Quem folheia o livro, tão rico em detalhes e visivelmente criado por muitas mãos, pode pensar: mas como fazer isso? Um dos segredos é olhar para o outro não a partir do que nós somos, mas a partir do que ele é. “O importante é ressignificar o entorno das pessoas a partir da sensibilização de diversos sentidos – olhar, olfato, audição. Respeitar a subjetividade e os valores da cada um, decifrar criticamente as representações de fora e descontruir discursos adquiridos”, pondera Marie.

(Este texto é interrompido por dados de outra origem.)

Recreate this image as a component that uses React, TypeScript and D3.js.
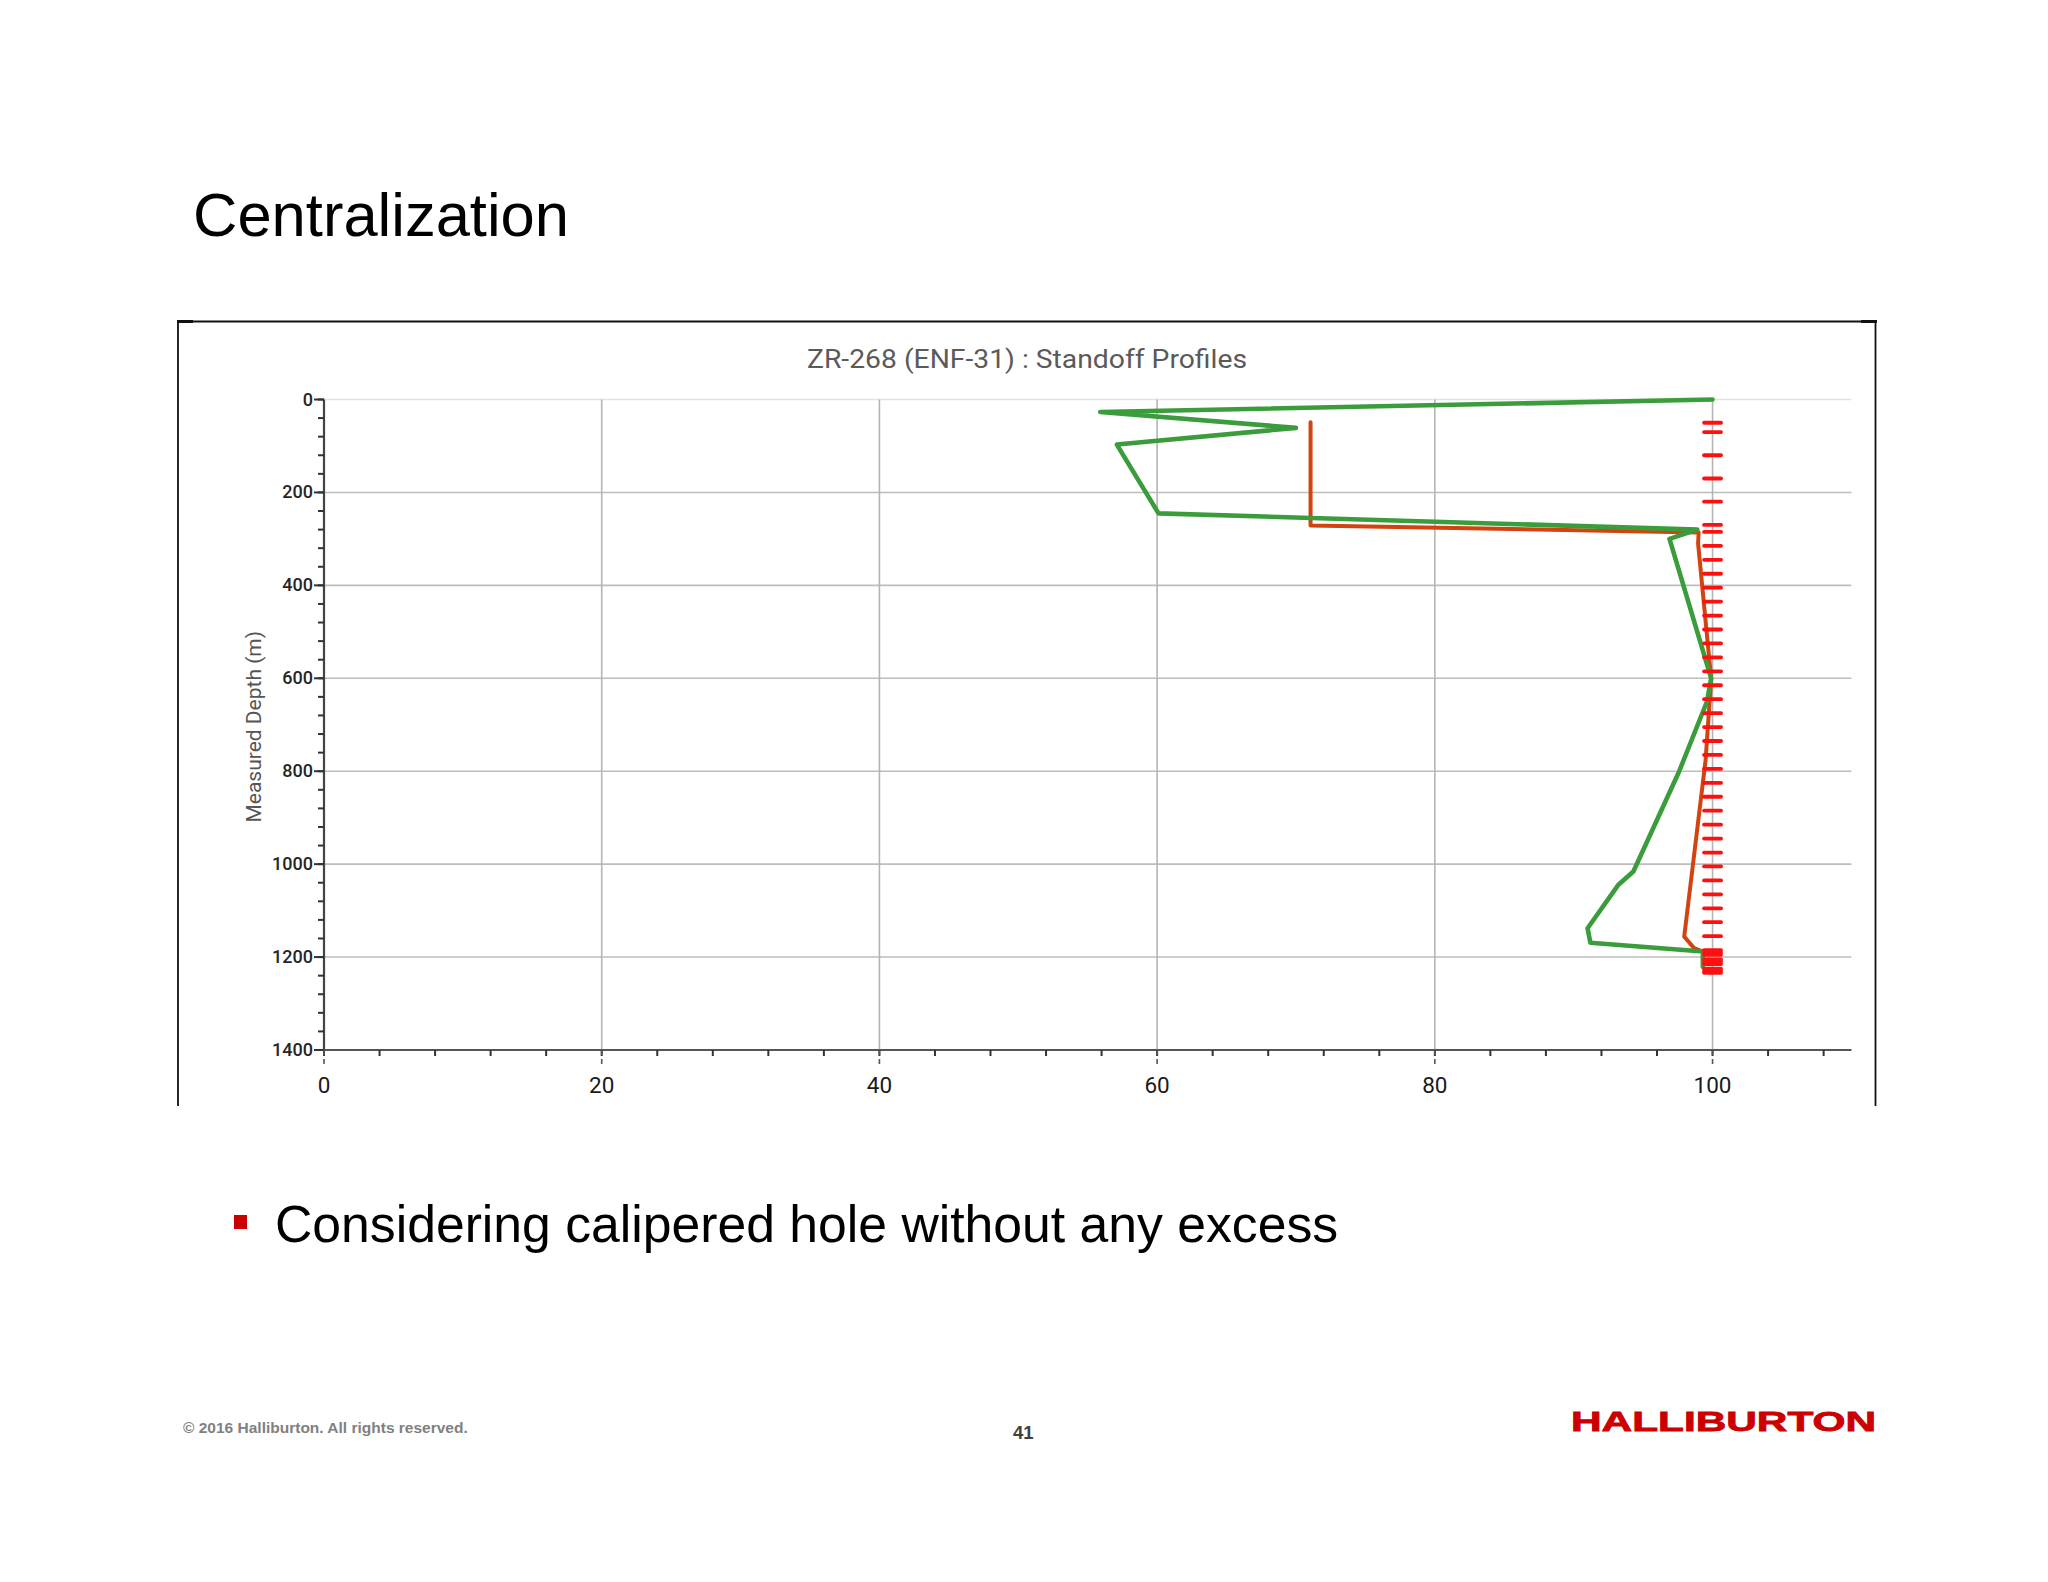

A arte como espaço de liberdade e de fazer política
De família metade francesa e metade gaúcha, Marie-Ange incorporou cedo o título de cidadã do mundo, e saiu de casa com 15 anos. Morou na Austrália, na Europa e em diversos países da África, quase sempre trabalhando com crianças e identidade cultural. “Eu sou nômade por opção. Por isso, quero entender a realidade daqueles que não tiveram escolha. Quero desenhar outras formas de estar no mundo”, diz.
Marie se refere não só a pessoas em situação de refúgio e guerra, mas também àqueles que são obrigados a deixar suas terras para viver em outro lugar, que se deslocam de seu chão seguro e perdem com isso a própria identidade, como acontece com tantas comunidades ribeirinhas das cinco regiões do Brasil, principalmente em áreas alagadas por construções.
Confrontar os pequenos com uma realidade que faz parte do Brasil a partir de relatos pessoais das próprias crianças que a vivenciam é um jeito de horizontalizar o conhecimento, transmitir o peso, as cores e o cheiro da experiência - experiência esta que talvez ela não tivesse de outa maneira. “Reportar não é suficiente, eu quero interferir na realidade. Por isso é que eu busquei a arte, que é um espaço de liberdade. Ser artista, pra mim, é agir como um ser político. Temos a obrigação de articular mundos”, explica Marie.
Seus projetos participativos de arte, alfabetização visual e mídia independente são a forma que ela encontrou para chamar o resto do mundo para uma conversa sobre o valor de aspectos tão afastados da infância urbana, como a preservação da memória dos que passaram por aqui antes de nós e a relação com o outro. O "Manual do Baixo Amazonas" não fica só na publicação, e, como continuidade do projeto, cita a diversidade de ações em torno do livro. "Criamos diversas atividades para que o conteúdo transcendesse o número de exemplares impressos e pudesse atingir crianças de todo o Brasil. Além do blog e da página Facebook, temos a "programação "Tecendo Saberes", disponível para ser apresentada em centros culturais, escolas, bibliotecas, feiras, e que consiste em espetáculo de contação de histórias, sessão de cinemia comentado, exposição, bate-papo com atividades de sensibilização à temática e oficina de mediação para educadores e bibliotecarios"
Outro aspecto de continuidade é o cuidado com todos os que participaram - direta ou indiretamente - dos livros norteia todas as ações do projeto: voltar para apresentar o resultado do trabalho. Os mais velhos da comunidade receberam com emoção o livro já pronto, e Vó Luzia, matriarca do Mondongo, decretou: “Agora a gente já pode morrer porque tudo nosso já esta guardadinho aqui neste livro”.
Devolver para a comunidade em forma de livro uma história que já é deles configura uma das premissas principais de um trabalho de preservação de memória, e simboliza a maneira como cada um que passa por um lugar também passa a fazer parte dele, das pessoas, da História.
Durante o lançamento do livro em São Paulo, Marie citou um pensamento de Hanna Arendt: É preciso “confiar na palavra e na ação como modo de vivermos juntos”.